GLENN: The second time around.

John Glenn, whose return to space at age 77 caught the imagination of the country, is to tell his story for Bantam in an as-yet-untitled autobiography the house hopes to publish this fall. According to Bantam president and publisher Irwyn Applebaum, who signed the book through Glenn's agent, Mort Janklow of Janklow &Nesbit, "Mort came to us because of his respect for what we'd done with books by the likes of General Schwarzkopf and Chuck Yeager, and didn't feel the need to take it elsewhere." Bantam has North American hard, soft, second serial and book club rights; the agent retains British Commonwealth and translation. Glenn will write the book with veteran journalist and author Nick Taylor, whose own memoir, A Necessary End, was much admired and who previously collaborated with Dr. Sidney Winawer on Healing Lessons. Bantam senior editor Beverly Lewis, who handled the Schwarzkopf book, It D sn't Take a Hero, will serve as editor. The book will cover Glenn's celebrated space flight last year, as well as his 55-year marriage, his political life as a four-term Ohio senator and his reflections on the space program.

BEYOND SWEET VALLEY

PASCAL: Tougher than "Sweet Valley."

Francine Pascal, creator of the highly successful Sweet Valley series for teen and preteen girls published by Bantam, is planning a very different kind of series for another publisher. Fearless will be an action series about a 17-year-old New York high school girl who lacks the "fear gene," and, because she is the daughter of an undercover antiterrorist operative, gets into a heap of trouble. Pascal's agent, Amy Berkower at Writer's House, sold the notion for the fast-moving series to Nancy Pines, Pocket's v-p and publisher, for its Archway list, and has also sold an option to Columbia TriStar for a TV series (Sweet Valley High made its TV debut six years ago). Daniel Weiss Associates' 17th Street Productions, which also produces the Sweet Valley books, will package the series for Pocket, and the house plans to launch 12 monthly books this fall, with a six-figure marketing budget.

BELIEVE IT OR NOT
Ripley's Believe It or Not, the illustrated newspaper feature that has been syndicated for more than 80 years and has inspired a score of museums worldwide, is getting a major facelift, a new promotional push and a raft of new book tie-ins and licenses. Sony Signatures, a six-year-old merchandising and licensing firm, which now owns the franchise, is working with Ken Atchity and Will Baronet of Atchity Entertainment International in Los Angeles on the plans.

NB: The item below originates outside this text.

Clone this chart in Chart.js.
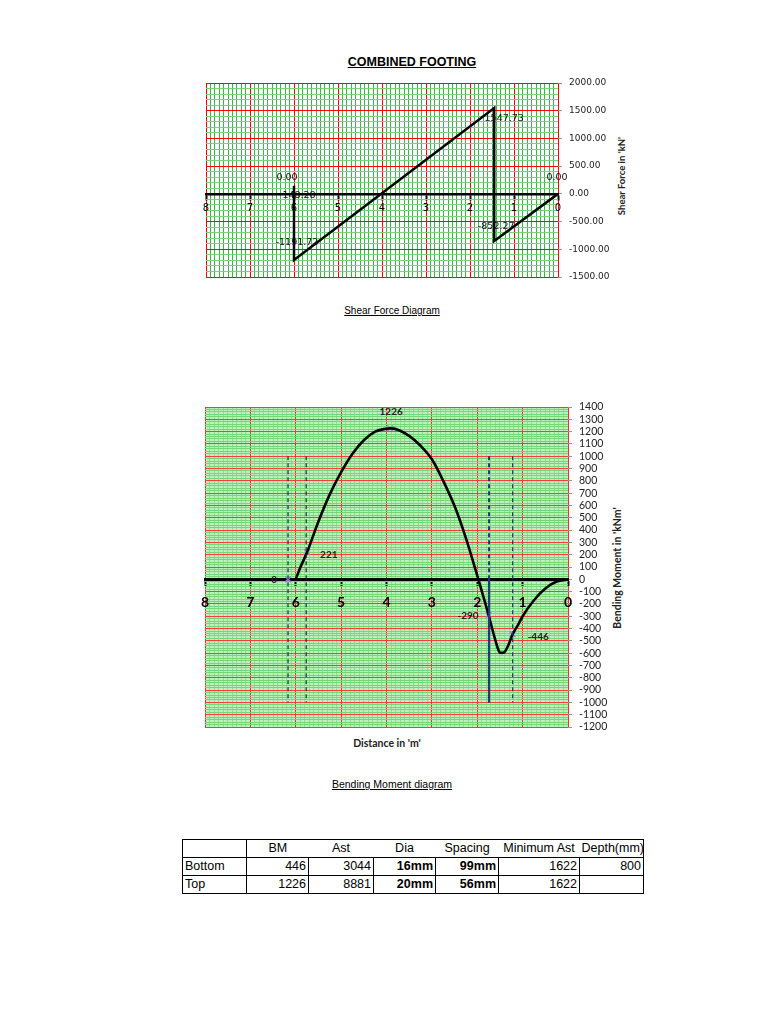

According to Atchity, we can expect to see 22 original one-hour episodes of a TV program that Columbia TriStar will produce for Turner; the first authorized biography of Robert Ripley himself, "a remarkable Indiana Jones character," for which writers are currently being interviewed; a series of Ripley-related theme books on sports, travel and celebrities; a new Ripley comic book; a YA series of graphic novels; and a series of coloring and game books. Atchity said that five publishers have already expressed interest in the publishing program, and some titles are set to go into production as early as this spring.

FATHER, SON &THE SEA
Books about father-son rleationships are hot, and so are maritime adventures. That's why Dan Smetanka, a new senior editor at Ballantine (he was formerly a scout with Maria Campbell) thinks he may have a winner in a book tentatively titled Down to the Seas Again by Chicago-based reporter and author Neil Steinberg. The book was bought from agent David Black on the basis of a proposal only, because its central episode hasn't happened yet. Steinberg had a tough relationship with his father, whose fondest memory was of a trip he took 40 years ago, as a young man, on a merchant steamer around the coasts of Europe. That same ship is making the same voyage again this summer, and this time pére et fils will be aboard, with junior writing away and working at a reconciliation. Ballantine hopes to have the book for Christmas 2000 -- or at least Father's Day.

JURASSIC P.I.

GARCIA: A P.I. in dinosaur's clothing.

One of the weirder notions to inspire an author lately seems also to have inspired Villard's Jonathon Karp, who paid a high six figures to agent Barbara J. Zitwer for Anonymous Rex. Its thesis -- wait for it -- is that the narrator, who seems to be a Los Angeles private detective, is in fact a velociraptor, one of a number who assimilated into the human race when they were thought to have become extinct. The Miami-born author is young (26) first-time novelist Eric M. Garcia, and Villard is planning to make the book its lead fiction title for fall, with a very large first printing. Karp, who said he snapped up the book when it was offered to him exclusively, enthused that, among many other virtues, "it has the best interspecies sex I've ever read." The book has also been sold to HarperCollins in London, a German deal is pending, and Matt Snyder at Creative Artists in L.A. is handling movie rights. Meanwhile, Garcia is working on a sequel.

Correction: Ann Rule points out that she was misquoted in last week's column about the competition on her Bundy book. She told PW, "It worked out," not "I won out."